Operational Impact: The SOC Blind Spots
For the frontline security analyst, these converging trends manifest as critical blind spots:
- The Supply Chain Black Box: Increased targeting of commodity and tech supply chains introduces risk from third and fourth-party vendors that are rarely visible to traditional security tools. An attack on a minor supplier of rare-earth minerals can cripple a major tech manufacturer.
- The Policy-Triggered Alert Storm: Sudden sanctions or export controls can trigger a flood of alerts related to blocked entities, overwhelming analysts and causing true threats to be missed amidst the noise of compliance violations.
- The Motive Mismatch: SOC playbooks often focus on financial crime or espionage. Campaigns motivated by geopolitical commodity manipulation or economic warfare may exhibit different Tactics, Techniques, and Procedures (TTPs), flying under the radar of rules tuned for other motives.
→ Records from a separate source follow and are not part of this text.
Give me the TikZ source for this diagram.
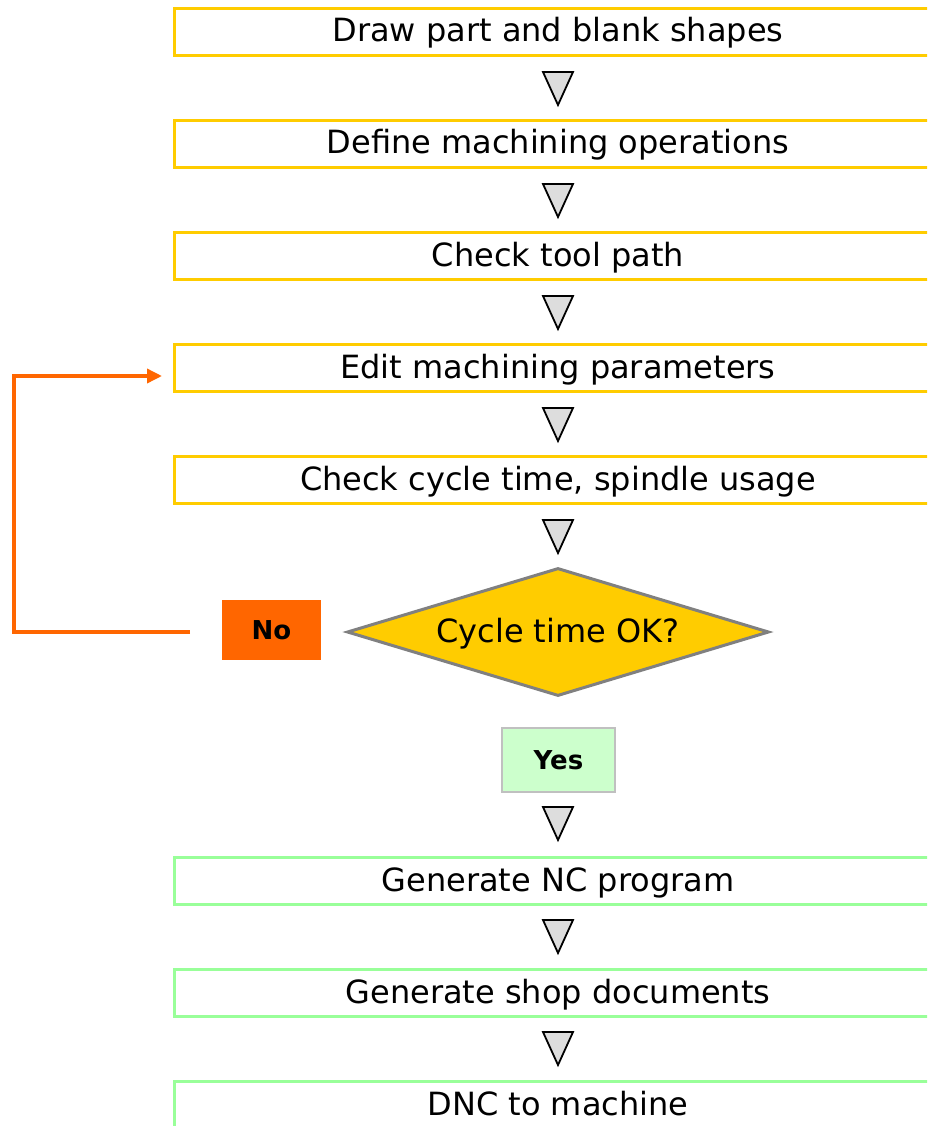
\documentclass[tikz,border=0pt]{standalone}
\usepackage{fontspec}
\setmainfont{DejaVu Sans}
\usetikzlibrary{shapes.geometric,arrows.meta}
\definecolor{boxyellow}{HTML}{FFCC00}
\definecolor{boxgreen}{HTML}{99FF99}
\definecolor{noorange}{HTML}{FF6600}
\definecolor{yesgreen}{HTML}{CCFFCC}
\definecolor{yesborder}{HTML}{C0C0C0}
\definecolor{diaborder}{HTML}{808080}
\definecolor{trifill}{HTML}{DDDDDD}
\begin{document}
\begin{tikzpicture}[x=1pt,y=-1pt,
  stepbox/.style={draw, line width=3pt, minimum width=768pt, minimum height=47pt,
    inner sep=0pt, text height=25pt, text depth=5pt, font=\fontsize{32}{38}\selectfont},
  yellowbox/.style={stepbox, draw=boxyellow},
  greenbox/.style={stepbox, draw=boxgreen},
  decision/.style={diamond, aspect=3.3, draw=diaborder, fill=boxyellow, line width=3pt,
    minimum width=422pt, minimum height=128pt, inner sep=0pt, text height=25pt, text depth=5pt,
    font=\fontsize{32}{38}\selectfont},
  nobox/.style={fill=noorange, minimum width=99pt, minimum height=60pt, inner sep=0pt,
    font=\bfseries\fontsize{26}{30}\selectfont},
  yesbox/.style={fill=yesgreen, draw=yesborder, line width=2pt, minimum width=113pt,
    minimum height=64pt, inner sep=0pt, font=\bfseries\fontsize{26}{30}\selectfont},
  loopline/.style={draw=noorange, line width=3.5pt, -{Triangle[length=15pt,width=14pt]}},
  downtri/.pic={\draw[line width=1.8pt, fill=trifill, line join=miter]
    (-15,0) -- (15,0) -- (0,33) -- cycle;}
]
\useasboundingbox (0,0) rectangle (927,1126);
\clip (0,0) rectangle (927,1126);

\node[yellowbox] (b1) at (558,32) {Draw part and blank shapes};
\node[yellowbox] (b2) at (558,144) {Define machining operations};
\node[yellowbox] (b3) at (558,256) {Check tool path};
\node[yellowbox] (b4) at (558,368) {Edit machining parameters};
\node[yellowbox] (b5) at (558,480) {Check cycle time, spindle usage};
\node[decision] (d) at (558,632) {Cycle time OK?};
\node[nobox] (no) at (271.5,630) {No};
\node[yesbox] (yes) at (558.5,760) {Yes};
\node[greenbox] (g1) at (558,881) {Generate NC program};
\node[greenbox] (g2) at (558,993) {Generate shop documents};
\node[greenbox] (g3) at (558,1105) {DNC to machine};

\pic (t1) at (558,72) {downtri};
\pic (t2) at (558,184) {downtri};
\pic (t3) at (558,296) {downtri};
\pic (t4) at (558,408) {downtri};
\pic (t5) at (558,520) {downtri};
\pic (t6) at (558,807) {downtri};
\pic (t7) at (558,920) {downtri};
\pic (t8) at (558,1032) {downtri};

\coordinate (nofrom) at (190,632);
\coordinate (loopto) at (162,376);
\draw[loopline] (nofrom) -- (14,632) |- (loopto);
\end{tikzpicture}
\end{document}
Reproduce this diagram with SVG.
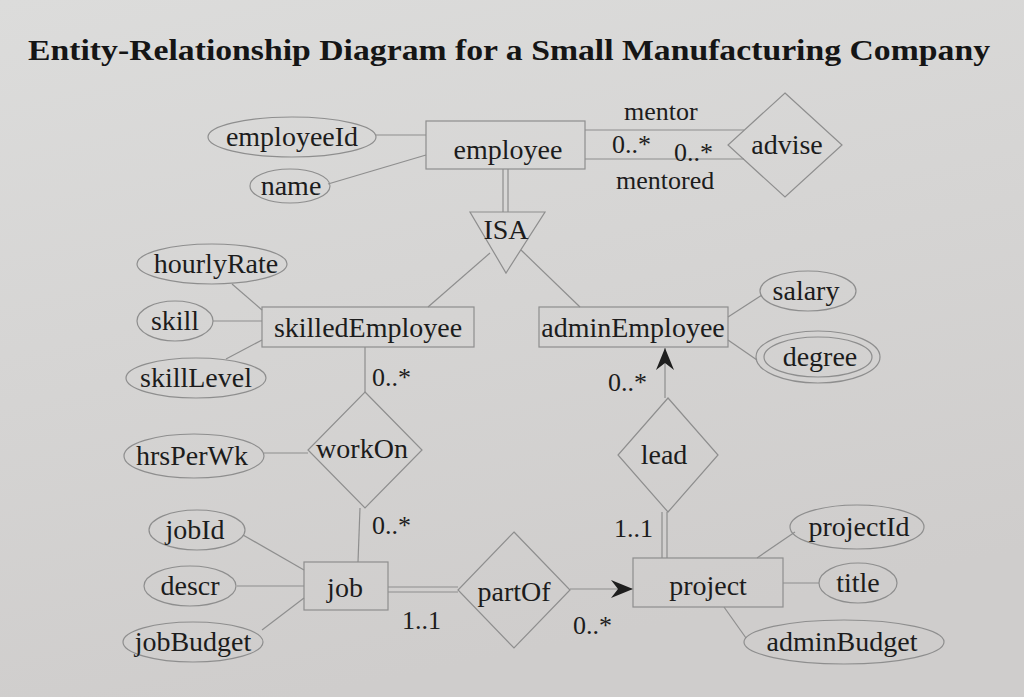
<svg xmlns="http://www.w3.org/2000/svg" width="1024" height="697" viewBox="0 0 1024 697">
<defs>
<linearGradient id="bg" x1="0" y1="0" x2="0.3" y2="1">
<stop offset="0" stop-color="#dcdcdb"/>
<stop offset="1" stop-color="#cfcdcc"/>
</linearGradient>
<marker id="arr" viewBox="0 0 22 18" refX="22" refY="9" markerWidth="22" markerHeight="18" markerUnits="userSpaceOnUse" orient="auto">
<path d="M0,0 L22,9 L0,18 L7,9 Z" fill="#1e1e1e"/>
</marker>
<style>
.t{font-family:"Liberation Serif","Times New Roman",serif;font-size:28px;fill:#1c1c1c;text-anchor:middle;dominant-baseline:central}
.c{font-family:"Liberation Serif","Times New Roman",serif;font-size:26px;fill:#1c1c1c}
.s{fill:none;stroke:#8e8e8e;stroke-width:1.2}
.l{fill:none;stroke:#8e8e8e;stroke-width:1.2}
</style>
</defs>
<rect width="1024" height="697" fill="url(#bg)"/>
<text x="28" y="60" font-family="Liberation Serif,'Times New Roman',serif" font-weight="bold" font-size="29" fill="#151515" textLength="962" lengthAdjust="spacingAndGlyphs">Entity-Relationship Diagram for a Small Manufacturing Company</text>

<g id="connectors">
<line class="l" x1="376" y1="135" x2="426" y2="135"/>
<line class="l" x1="328" y1="184" x2="426" y2="155"/>
<line class="l" x1="585" y1="130" x2="744" y2="130"/>
<line class="l" x1="585" y1="159" x2="744" y2="159"/>
<line class="l" x1="503" y1="169" x2="503" y2="212"/>
<line class="l" x1="508" y1="169" x2="508" y2="212"/>
<line class="l" x1="490" y1="253" x2="428" y2="307"/>
<line class="l" x1="521" y1="250" x2="580" y2="307"/>
<line class="l" x1="232" y1="284" x2="262" y2="310"/>
<line class="l" x1="213" y1="321" x2="262" y2="321"/>
<line class="l" x1="226" y1="359" x2="262" y2="340"/>
<line class="l" x1="728" y1="317" x2="762" y2="295"/>
<line class="l" x1="728" y1="340" x2="757" y2="360"/>
<line class="l" x1="365" y1="347" x2="365" y2="392"/>
<line class="l" x1="264" y1="453" x2="308" y2="453"/>
<line class="l" x1="360" y1="508" x2="358" y2="562"/>
<line class="l" x1="243" y1="535" x2="304" y2="570"/>
<line class="l" x1="237" y1="586" x2="304" y2="586"/>
<line class="l" x1="262" y1="630" x2="304" y2="598"/>
<line class="l" x1="388" y1="587" x2="458" y2="587"/>
<line class="l" x1="388" y1="592" x2="458" y2="592"/>
<line class="l" x1="570" y1="589" x2="633" y2="589" marker-end="url(#arr)"/>
<line class="l" x1="665" y1="398" x2="665" y2="348" marker-end="url(#arr)"/>
<line class="l" x1="662" y1="512" x2="662" y2="558"/>
<line class="l" x1="667" y1="512" x2="667" y2="558"/>
<line class="l" x1="757" y1="558" x2="795" y2="532"/>
<line class="l" x1="783" y1="583" x2="819" y2="583"/>
<line class="l" x1="724" y1="607" x2="746" y2="638"/>
</g>

<g id="labels">
<text class="c" x="624" y="120">mentor</text>
<text class="c" x="612" y="153">0..*</text>
<text class="c" x="674" y="161">0..*</text>
<text class="c" x="616" y="189">mentored</text>
<text class="c" x="372" y="386">0..*</text>
<text class="c" x="608" y="391">0..*</text>
<text class="c" x="372" y="534">0..*</text>
<text class="c" x="614" y="537">1..1</text>
<text class="c" x="402" y="629">1..1</text>
<text class="c" x="573" y="634">0..*</text>
</g>

<g id="employee"><rect class="s" x="426" y="121" width="159" height="48"/><text class="t" x="508" y="149">employee</text></g>
<g id="employeeId"><ellipse class="s" cx="292" cy="137" rx="84" ry="20"/><text class="t" x="292" y="136">employeeId</text></g>
<g id="name"><ellipse class="s" cx="290" cy="186" rx="40" ry="17"/><text class="t" x="291" y="185">name</text></g>
<g id="advise"><polygon class="s" points="785,93 842,145 785,197 728,145"/><text class="t" x="787" y="144">advise</text></g>
<g id="isa"><polygon class="s" points="470,212 545,212 506,273"/><text class="t" x="506" y="229">ISA</text></g>
<g id="skilledEmployee"><rect class="s" x="262" y="307" width="212" height="40"/><text class="t" x="368" y="327">skilledEmployee</text></g>
<g id="adminEmployee"><rect class="s" x="539" y="307" width="189" height="40"/><text class="t" x="633" y="327">adminEmployee</text></g>
<g id="hourlyRate"><ellipse class="s" cx="212" cy="264" rx="75" ry="20"/><text class="t" x="216" y="263">hourlyRate</text></g>
<g id="skill"><ellipse class="s" cx="175" cy="321" rx="38" ry="20"/><text class="t" x="175" y="320">skill</text></g>
<g id="skillLevel"><ellipse class="s" cx="196" cy="378" rx="70" ry="20"/><text class="t" x="196" y="377">skillLevel</text></g>
<g id="salary"><ellipse class="s" cx="808" cy="291" rx="48" ry="20"/><text class="t" x="806" y="290">salary</text></g>
<g id="degree"><ellipse class="s" cx="818" cy="357" rx="62" ry="26"/><ellipse class="s" cx="818" cy="357" rx="54" ry="20"/><text class="t" x="820" y="356">degree</text></g>
<g id="workOn"><polygon class="s" points="365,392 422,450 365,508 308,450"/><text class="t" x="362" y="448">workOn</text></g>
<g id="hrsPerWk"><ellipse class="s" cx="194" cy="456" rx="70" ry="22"/><text class="t" x="192" y="455">hrsPerWk</text></g>
<g id="job"><rect class="s" x="304" y="562" width="84" height="48"/><text class="t" x="345" y="587">job</text></g>
<g id="jobId"><ellipse class="s" cx="197" cy="530" rx="48" ry="20"/><text class="t" x="195" y="529">jobId</text></g>
<g id="descr"><ellipse class="s" cx="190" cy="586" rx="46" ry="20"/><text class="t" x="190" y="585">descr</text></g>
<g id="jobBudget"><ellipse class="s" cx="193" cy="642" rx="70" ry="20"/><text class="t" x="193" y="641">jobBudget</text></g>
<g id="partOf"><polygon class="s" points="514,532 570,590 514,648 458,590"/><text class="t" x="514" y="591">partOf</text></g>
<g id="lead"><polygon class="s" points="668,398 718,455 668,512 618,455"/><text class="t" x="664" y="454">lead</text></g>
<g id="project"><rect class="s" x="633" y="558" width="150" height="49"/><text class="t" x="708" y="585">project</text></g>
<g id="projectId"><ellipse class="s" cx="857" cy="527" rx="67" ry="22"/><text class="t" x="859" y="526">projectId</text></g>
<g id="title"><ellipse class="s" cx="858" cy="583" rx="39" ry="20"/><text class="t" x="858" y="582">title</text></g>
<g id="adminBudget"><ellipse class="s" cx="844" cy="642" rx="100" ry="22"/><text class="t" x="842" y="641">adminBudget</text></g>
</svg>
- Resource Reallocation Strain: As business units scramble to adapt to new trade rules or find alternative suppliers due to sanctions, they may spin up new, poorly secured digital infrastructure (shadow IT) outside the SOC's visibility.
Mitigation Strategies for a New Era
To adapt, SOCs must integrate geopolitical and economic intelligence into their core threat models. This involves:
- Establishing a Geopolitical Watch: Dedicate analyst time or leverage specialized feeds to monitor for events like major trade announcements, commodity price shocks, and sanctions updates.
- Mapping the Extended Supply Chain: Work with procurement to identify critical dependencies on geopolitical hotspots for resources and technology, and conduct targeted risk assessments on those nodes.
- Developing Agile Playbooks: Create incident response and monitoring playbooks that can be quickly activated in response to specific geopolitical events (e.g., "Sanctions against Country X" playbook).
- Enhancing Financial Flow Monitoring: Collaborate with finance and compliance teams to better correlate unusual network activity with transactions involving high-risk jurisdictions or sectors under tension.
The era where geopolitics was a concern only for the C-suite is over. Today, a trade surplus report or a commodity price alert is a legitimate threat indicator. SOCs that fail to connect these macroeconomic dots will find themselves defending yesterday's battles while adversaries exploit the vulnerabilities born from today's economic shocks.